Fiz o mesmo trajeto com os mais potentes Titan e Patrol, além da Frontier, mas fiquei realmente surpreendido com a capacidade do Nissan Terra. Estamos falando de SUV de sete lugares que foi pensado para uso, digamos, familiar. Em um determinado ponto, a missão era subir uma duna imensa de uma vez só. A receita para o êxito foi aproveitar um espaço para embalar e seguir acelerando sem dó. Impressionante. Depois de admirar a paisagem, hora de voltar para a nossa base em Emford.
No último dia, o caminho para o aeroporto foi diferente. Até mesmo algo raro de acontecer, a chuva veio na noite anterior e deixou nosso roteiro com muita lama, situação que encontramos com facilidade no Brasil. Depois da areia, o Terra se deu bem na lama. Confesso que achei o Terra bem mais equilibrado, em todos os ambientes, do que a própria Frontier.

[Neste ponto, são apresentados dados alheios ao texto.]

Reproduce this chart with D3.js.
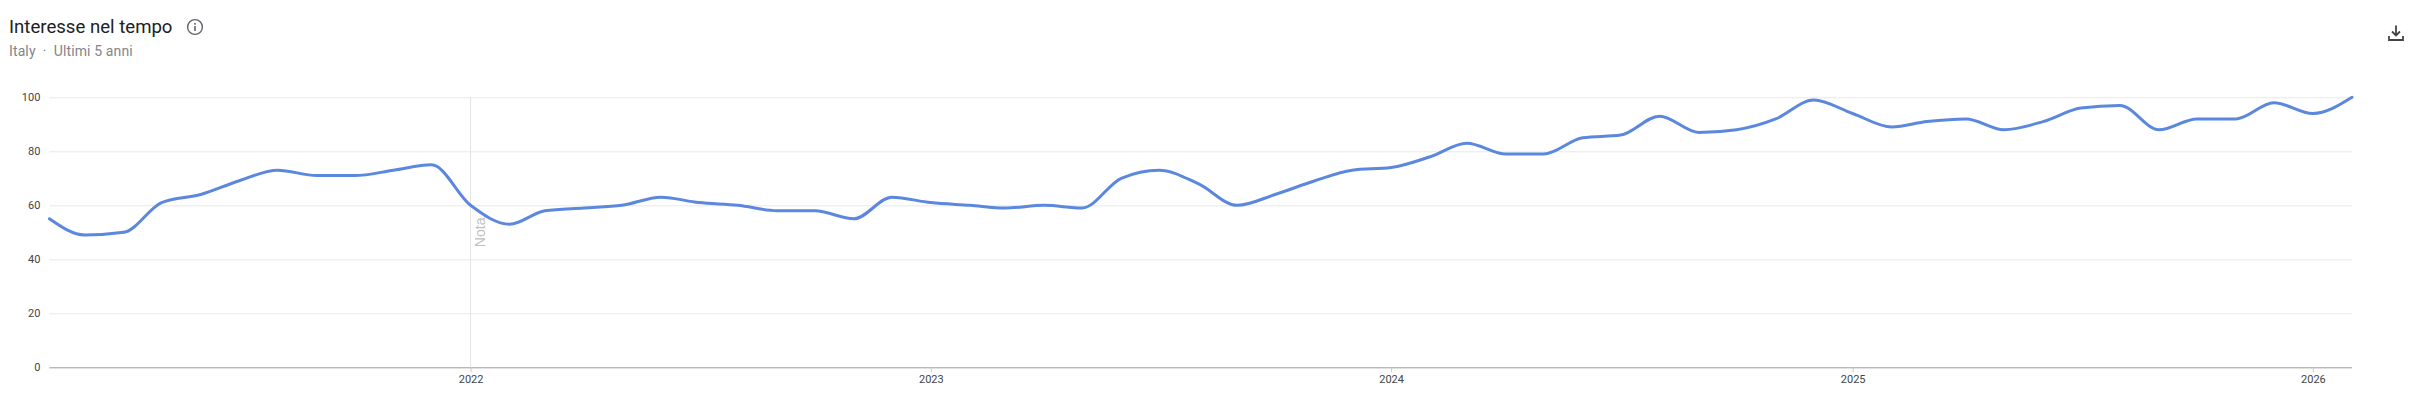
<!DOCTYPE html>
<html lang="it">
<head>
<meta charset="utf-8">
<title>Interesse nel tempo</title>
<script src="https://cdn.jsdelivr.net/npm/d3@7"></script>
<style>
html,body{margin:0;padding:0;background:#fff;overflow:hidden}
svg{display:block}
text{font-family:Roboto,"Noto Sans",sans-serif}
</style>
</head>
<body>
<div id="chart"></div>
<script>
const startMonth = "2021-02";
const values = [
  55,49,50,61,64,69,73,71,71,73,75,
  60,53,58,59,60,63,61,60,58,58,55,63,
  61,60,59,60,59,70,73,68,60,64,69,73,
  74,78,83,79,79,85,86,93,87,88,92,99,
  94,89,91,92,88,91,96,97,88,92,92,98,
  94,100
];
const yTicks = [0,20,40,60,80,100];
const xTickYears = [2022,2023,2024,2025,2026];
const titleText = "Interesse nel tempo";
const subtitleText = "Italy  ·  Ultimi 5 anni";
const noteLabel = "Nota";
const noteYear = 2022;

const W = 2416, H = 409;
const margin = {left:49.4, right:64, top:97.3, bottom:41.7};

const parseMonth = d3.utcParse("%Y-%m");
const start = parseMonth(startMonth);
const dates = values.map((_,i)=>d3.utcMonth.offset(start,i));
const series = values.map((v,i)=>({date:dates[i],value:v}));

const x = d3.scaleUtc().domain(d3.extent(dates)).range([margin.left,W-margin.right]);
const y = d3.scaleLinear().domain([0,100]).range([H-margin.bottom,margin.top]);

const svg = d3.select("#chart").append("svg").attr("width",W).attr("height",H);

// gridlines and y labels
const yAxis = svg.append("g")
  .attr("transform",`translate(${margin.left},0)`)
  .call(d3.axisLeft(y).tickValues(yTicks).tickSize(0).tickPadding(9).tickFormat(d3.format("d")));
yAxis.select(".domain").remove();
yAxis.selectAll("text").attr("font-size",11).attr("fill","#444")
  .style("font-family",'Roboto,sans-serif');
yAxis.selectAll("line")
  .attr("x2",W-margin.right-margin.left)
  .attr("stroke",d=>d===0?"#9a9a9a":"#e8e8e8")
  .attr("stroke-width",1);

// x axis
const xAxis = svg.append("g")
  .attr("transform",`translate(0,${y(0)})`)
  .call(d3.axisBottom(x)
    .tickValues(xTickYears.map(d=>new Date(Date.UTC(d,0,1))))
    .tickSize(5).tickPadding(3).tickFormat(d3.utcFormat("%Y")));
xAxis.select(".domain").remove();
xAxis.selectAll("text").attr("font-size",11).attr("fill","#444")
  .style("font-family",'Roboto,sans-serif');
xAxis.selectAll("line").attr("stroke","#c8c8c8");

// note marker
const noteX = x(new Date(Date.UTC(noteYear,0,1)));
svg.append("line")
  .attr("x1",noteX).attr("x2",noteX)
  .attr("y1",y(100)).attr("y2",y(0))
  .attr("stroke","#e4e4e4").attr("stroke-width",1);
svg.append("text")
  .attr("transform",`translate(${noteX+14},${y(44.5)}) rotate(-90)`)
  .attr("text-anchor","start")
  .attr("font-size",14).attr("font-weight",400)
  .attr("fill","#c0c0c0")
  .style("font-family",'"Liberation Sans",Arial,sans-serif')
  .text(noteLabel);

// line
const line = d3.line().x(d=>x(d.date)).y(d=>y(d.value)).curve(d3.curveMonotoneX);
svg.append("path").datum(series)
  .attr("d",line).attr("fill","none")
  .attr("stroke","#5b88de").attr("stroke-width",3)
  .attr("stroke-linecap","round").attr("stroke-linejoin","round");

// title
svg.append("text").attr("x",9).attr("y",33)
  .attr("font-size",18.6).attr("fill","#202124").text(titleText);
svg.append("text").attr("x",9).attr("y",56)
  .attr("font-size",14).attr("letter-spacing",0.12).attr("fill","#80868b")
  .attr("xml:space","preserve").style("white-space","pre").text(subtitleText);

// info icon
const info = svg.append("g").attr("transform","translate(195,27)");
info.append("circle").attr("r",7.4).attr("fill","none").attr("stroke","#5f6368").attr("stroke-width",1.4);
info.append("rect").attr("x",-0.8).attr("y",-1).attr("width",1.6).attr("height",5).attr("fill","#5f6368");
info.append("rect").attr("x",-0.8).attr("y",-4).attr("width",1.6).attr("height",1.7).attr("fill","#5f6368");

// download icon
const dl = svg.append("g").attr("transform","translate(2396,33)")
  .attr("fill","none").attr("stroke","#444").attr("stroke-width",1.8);
dl.append("path").attr("d","M0,-7.5V2.5M-4,-1.5L0,2.5L4,-1.5");
dl.append("path").attr("d","M-7,3V7H7V3");
</script>
</body>
</html>
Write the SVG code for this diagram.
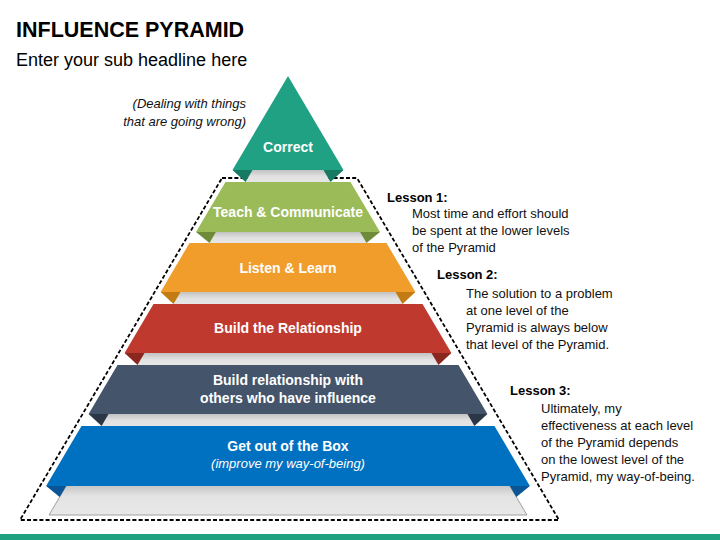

O resultado desta expedição, além de poder dirigir nas incríveis dunas do Saara, foi constatar que a Nissan conseguiu reunir conforto, muito espaçoso e tecnologias avançadas de um fora-de-estrada num carro familiar para, literalmente, você conseguir chegar em qualquer lugar.
Acredite, eu fiz essa pergunta todos os dias para vários executivos. Também a fiz para José Luis Valls, Chairman e CEO da Nissan América Latina e Estados Unidos. Mesmo sendo feito na mesma plataforma da Frontier, a resposta é de que o Terra ainda não está nos planos da marca para a América Latina, pelo menos no curto prazo. Uma possível produção na Argentina, agora em crise, esbarra na alta tributação para carros deste porte por lá. Vale lembrar que o Toyota SW4 sofre do mesmo problema, e ainda assim, vem da Argentina e vende relativamente bem por aqui.
Como SUV deixou de ser moda e passou a ser uma necessidade para qualquer montadora, o Terra com seus sete lugares, sua capacidade off-road seria uma bela opção para o mercado brasileiro. Quem sabe os planos da marca mudem? Opção, pelo menos, a Nissan tem.